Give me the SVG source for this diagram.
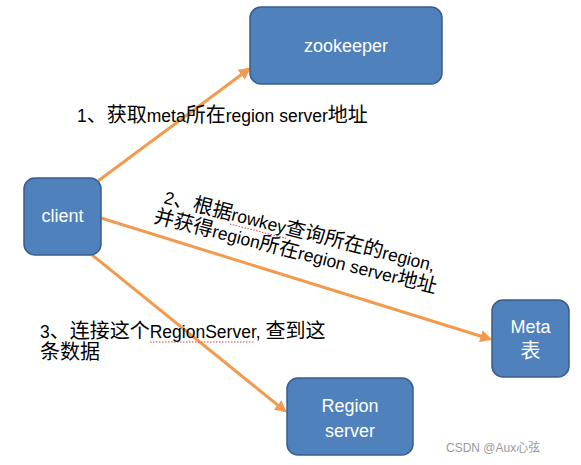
<svg xmlns="http://www.w3.org/2000/svg" width="581" height="465" viewBox="0 0 581 465">
<style>
.node rect{fill:#4F81BD;stroke:#385D8A;stroke-width:1.5}
.node text{fill:#fff;font-family:"Liberation Sans","Noto Sans CJK SC",sans-serif;font-size:18px;text-anchor:middle}
.lbl{fill:#000;font-family:"Liberation Sans","Noto Sans CJK SC",sans-serif;font-size:20px}
.l{font-size:17.5px}
.edge{stroke:#F29A4E;stroke-width:3;fill:none;marker-end:url(#ah)}
.spell{stroke:#D04040;stroke-width:1;stroke-dasharray:1.5 1.5;fill:none}
</style>
<defs>
<marker id="ah" viewBox="0 0 10 10" refX="8" refY="5" markerWidth="4" markerHeight="4" orient="auto" markerUnits="strokeWidth">
<path d="M0,0 L10,5 L0,10 z" fill="#F29A4E"/>
</marker>
</defs>
<rect width="581" height="465" fill="#fff"/>
<g id="connectors">
<line class="edge" x1="98" y1="181" x2="249" y2="69"/>
<line class="edge" x1="101" y1="218" x2="490" y2="339"/>
<line class="edge" x1="86" y1="250" x2="285" y2="411"/>
</g>
<g id="zookeeper" class="node">
<rect x="250" y="7" width="192" height="77" rx="11"/>
<text x="346" y="52">zookeeper</text>
</g>
<g id="client" class="node">
<rect x="24" y="178" width="77" height="77" rx="11"/>
<text x="62.5" y="222">client</text>
</g>
<g id="meta" class="node">
<rect x="492" y="300" width="77" height="77" rx="11"/>
<text x="530.5" y="333">Meta</text>
<text x="530.5" y="358" style="font-size:20px">表</text>
</g>
<g id="regionserver" class="node">
<rect x="287" y="378" width="126" height="77" rx="11"/>
<text x="350" y="412">Region</text>
<text x="350" y="437">server</text>
</g>
<text class="lbl" x="77" y="122"><tspan class="l">1</tspan>、获取<tspan class="l">meta</tspan>所在<tspan class="l">region server</tspan>地址</text>
<g transform="translate(163,203) rotate(14.2)">
<text class="lbl" x="0" y="0"><tspan class="l">2</tspan>、根据<tspan class="l">rowkey</tspan>查询所在的<tspan class="l">region,</tspan></text>
<line class="spell" x1="70" y1="4" x2="128" y2="4"/>
<text class="lbl" x="-5" y="21">并获得<tspan class="l">region</tspan>所在<tspan class="l">region server</tspan>地址</text>
</g>
<text class="lbl" x="40" y="338"><tspan class="l">3</tspan>、连接这个<tspan class="l">RegionServer, </tspan>查到这</text>
<line class="spell" x1="150" y1="342" x2="255" y2="342"/>
<text class="lbl" x="40" y="359">条数据</text>
<text x="446" y="452" fill="#999" font-family="Liberation Sans,'Noto Sans CJK SC',sans-serif" font-size="12">CSDN @Aux心弦</text>
</svg>
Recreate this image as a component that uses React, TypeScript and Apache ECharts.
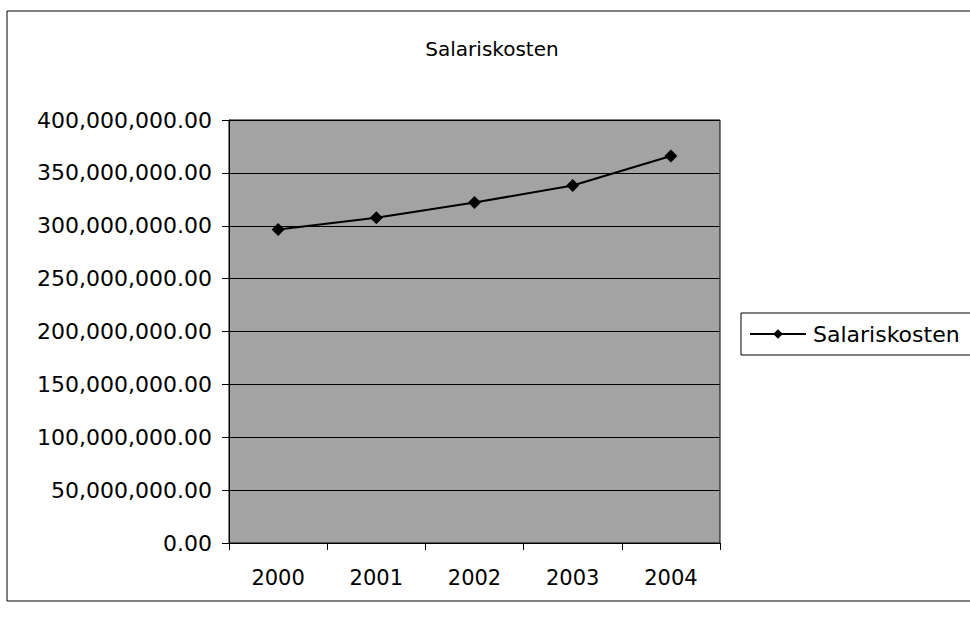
import React, { useEffect, useRef } from "react";
import * as echarts from "echarts";

const title = "Salariskosten";
const seriesName = "Salariskosten";
const years = ["2000", "2001", "2002", "2003", "2004"];
const salaryCosts = [296500000, 307500000, 322000000, 338000000, 366000000];
const yMin = 0;
const yMax = 400000000;
const yStep = 50000000;

function fmt(v: number): string {
  const parts = Math.round(v).toString().replace(/\B(?=(\d{3})+(?!\d))/g, ",");
  return parts + ".00";
}

export default function App() {
  const ref = useRef<HTMLDivElement>(null);
  useEffect(() => {
    if (!ref.current) return;
    const chart = echarts.init(ref.current, null, { renderer: "svg" });
    const font = "DejaVu Sans";
    chart.setOption({
      animation: false,
      backgroundColor: "#ffffff",
      textStyle: { fontFamily: font, color: "#000" },
      title: {
        text: title,
        left: 487,
        top: 34,
        textAlign: "center",
        textStyle: { fontFamily: font, fontSize: 20, fontWeight: "normal", color: "#000" },
      },
      graphic: [
        {
          type: "rect",
          shape: { x: 7, y: 11, width: 990, height: 590 },
          style: { fill: "none", stroke: "#000", lineWidth: 1 },
          silent: true,
        },
      ],
      legend: {
        left: 741,
        top: 313,
        orient: "vertical",
        data: [seriesName],
        borderColor: "#000",
        borderWidth: 1,
        padding: [10, 40, 10, 8],
        itemWidth: 56,
        itemHeight: 12,
        itemGap: 0,
        textStyle: { fontFamily: font, fontSize: 22, color: "#000", padding: [0, 0, 0, 2] },
      },
      grid: {
        left: 229,
        top: 120,
        width: 491,
        height: 423,
        show: true,
        backgroundColor: "#a3a3a3",
        borderColor: "#000",
        borderWidth: 1,
      },
      xAxis: {
        type: "category",
        data: years,
        boundaryGap: true,
        axisLine: { show: true, lineStyle: { color: "#000", width: 1 } },
        axisTick: { show: true, length: 7, alignWithLabel: false, lineStyle: { color: "#000" } },
        axisLabel: { fontFamily: font, fontSize: 21, color: "#000", margin: 24 },
        splitLine: { show: false },
      },
      yAxis: {
        type: "value",
        min: yMin,
        max: yMax,
        interval: yStep,
        axisLine: { show: true, lineStyle: { color: "#000", width: 1 } },
        axisTick: { show: true, length: 7, lineStyle: { color: "#000" } },
        axisLabel: {
          fontFamily: font,
          fontSize: 22,
          color: "#000",
          margin: 17,
          formatter: (v: number) => fmt(v),
        },
        splitLine: { show: true, lineStyle: { color: "#000", width: 1 } },
      },
      series: [
        {
          name: seriesName,
          type: "line",
          data: salaryCosts,
          symbol: "diamond",
          symbolSize: 13,
          lineStyle: { color: "#000", width: 2 },
          itemStyle: { color: "#000" },
        },
      ],
    });
    return () => chart.dispose();
  }, []);
  return (
    <div
      ref={ref}
      style={{ position: "fixed", left: 0, top: 0, width: 970, height: 620 }}
    />
  );
}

== The problem ==
Print all of the entries word for word. Skip any images they contain.

== Written reply ==
Give me the SVG source for this diagram.
<svg xmlns="http://www.w3.org/2000/svg" width="581" height="465" viewBox="0 0 581 465">
<style>
.node rect{fill:#4F81BD;stroke:#385D8A;stroke-width:1.5}
.node text{fill:#fff;font-family:"Liberation Sans","Noto Sans CJK SC",sans-serif;font-size:18px;text-anchor:middle}
.lbl{fill:#000;font-family:"Liberation Sans","Noto Sans CJK SC",sans-serif;font-size:20px}
.l{font-size:17.5px}
.edge{stroke:#F29A4E;stroke-width:3;fill:none;marker-end:url(#ah)}
.spell{stroke:#D04040;stroke-width:1;stroke-dasharray:1.5 1.5;fill:none}
</style>
<defs>
<marker id="ah" viewBox="0 0 10 10" refX="8" refY="5" markerWidth="4" markerHeight="4" orient="auto" markerUnits="strokeWidth">
<path d="M0,0 L10,5 L0,10 z" fill="#F29A4E"/>
</marker>
</defs>
<rect width="581" height="465" fill="#fff"/>
<g id="connectors">
<line class="edge" x1="98" y1="181" x2="249" y2="69"/>
<line class="edge" x1="101" y1="218" x2="490" y2="339"/>
<line class="edge" x1="86" y1="250" x2="285" y2="411"/>
</g>
<g id="zookeeper" class="node">
<rect x="250" y="7" width="192" height="77" rx="11"/>
<text x="346" y="52">zookeeper</text>
</g>
<g id="client" class="node">
<rect x="24" y="178" width="77" height="77" rx="11"/>
<text x="62.5" y="222">client</text>
</g>
<g id="meta" class="node">
<rect x="492" y="300" width="77" height="77" rx="11"/>
<text x="530.5" y="333">Meta</text>
<text x="530.5" y="358" style="font-size:20px">表</text>
</g>
<g id="regionserver" class="node">
<rect x="287" y="378" width="126" height="77" rx="11"/>
<text x="350" y="412">Region</text>
<text x="350" y="437">server</text>
</g>
<text class="lbl" x="77" y="122"><tspan class="l">1</tspan>、获取<tspan class="l">meta</tspan>所在<tspan class="l">region server</tspan>地址</text>
<g transform="translate(163,203) rotate(14.2)">
<text class="lbl" x="0" y="0"><tspan class="l">2</tspan>、根据<tspan class="l">rowkey</tspan>查询所在的<tspan class="l">region,</tspan></text>
<line class="spell" x1="70" y1="4" x2="128" y2="4"/>
<text class="lbl" x="-5" y="21">并获得<tspan class="l">region</tspan>所在<tspan class="l">region server</tspan>地址</text>
</g>
<text class="lbl" x="40" y="338"><tspan class="l">3</tspan>、连接这个<tspan class="l">RegionServer, </tspan>查到这</text>
<line class="spell" x1="150" y1="342" x2="255" y2="342"/>
<text class="lbl" x="40" y="359">条数据</text>
<text x="446" y="452" fill="#999" font-family="Liberation Sans,'Noto Sans CJK SC',sans-serif" font-size="12">CSDN @Aux心弦</text>
</svg>
Recreate this image as a component that uses React, TypeScript and Apache ECharts.
import React, { useEffect, useRef } from "react";
import * as echarts from "echarts";

const title = "Salariskosten";
const seriesName = "Salariskosten";
const years = ["2000", "2001", "2002", "2003", "2004"];
const salaryCosts = [296500000, 307500000, 322000000, 338000000, 366000000];
const yMin = 0;
const yMax = 400000000;
const yStep = 50000000;

function fmt(v: number): string {
  const parts = Math.round(v).toString().replace(/\B(?=(\d{3})+(?!\d))/g, ",");
  return parts + ".00";
}

export default function App() {
  const ref = useRef<HTMLDivElement>(null);
  useEffect(() => {
    if (!ref.current) return;
    const chart = echarts.init(ref.current, null, { renderer: "svg" });
    const font = "DejaVu Sans";
    chart.setOption({
      animation: false,
      backgroundColor: "#ffffff",
      textStyle: { fontFamily: font, color: "#000" },
      title: {
        text: title,
        left: 487,
        top: 34,
        textAlign: "center",
        textStyle: { fontFamily: font, fontSize: 20, fontWeight: "normal", color: "#000" },
      },
      graphic: [
        {
          type: "rect",
          shape: { x: 7, y: 11, width: 990, height: 590 },
          style: { fill: "none", stroke: "#000", lineWidth: 1 },
          silent: true,
        },
      ],
      legend: {
        left: 741,
        top: 313,
        orient: "vertical",
        data: [seriesName],
        borderColor: "#000",
        borderWidth: 1,
        padding: [10, 40, 10, 8],
        itemWidth: 56,
        itemHeight: 12,
        itemGap: 0,
        textStyle: { fontFamily: font, fontSize: 22, color: "#000", padding: [0, 0, 0, 2] },
      },
      grid: {
        left: 229,
        top: 120,
        width: 491,
        height: 423,
        show: true,
        backgroundColor: "#a3a3a3",
        borderColor: "#000",
        borderWidth: 1,
      },
      xAxis: {
        type: "category",
        data: years,
        boundaryGap: true,
        axisLine: { show: true, lineStyle: { color: "#000", width: 1 } },
        axisTick: { show: true, length: 7, alignWithLabel: false, lineStyle: { color: "#000" } },
        axisLabel: { fontFamily: font, fontSize: 21, color: "#000", margin: 24 },
        splitLine: { show: false },
      },
      yAxis: {
        type: "value",
        min: yMin,
        max: yMax,
        interval: yStep,
        axisLine: { show: true, lineStyle: { color: "#000", width: 1 } },
        axisTick: { show: true, length: 7, lineStyle: { color: "#000" } },
        axisLabel: {
          fontFamily: font,
          fontSize: 22,
          color: "#000",
          margin: 17,
          formatter: (v: number) => fmt(v),
        },
        splitLine: { show: true, lineStyle: { color: "#000", width: 1 } },
      },
      series: [
        {
          name: seriesName,
          type: "line",
          data: salaryCosts,
          symbol: "diamond",
          symbolSize: 13,
          lineStyle: { color: "#000", width: 2 },
          itemStyle: { color: "#000" },
        },
      ],
    });
    return () => chart.dispose();
  }, []);
  return (
    <div
      ref={ref}
      style={{ position: "fixed", left: 0, top: 0, width: 970, height: 620 }}
    />
  );
}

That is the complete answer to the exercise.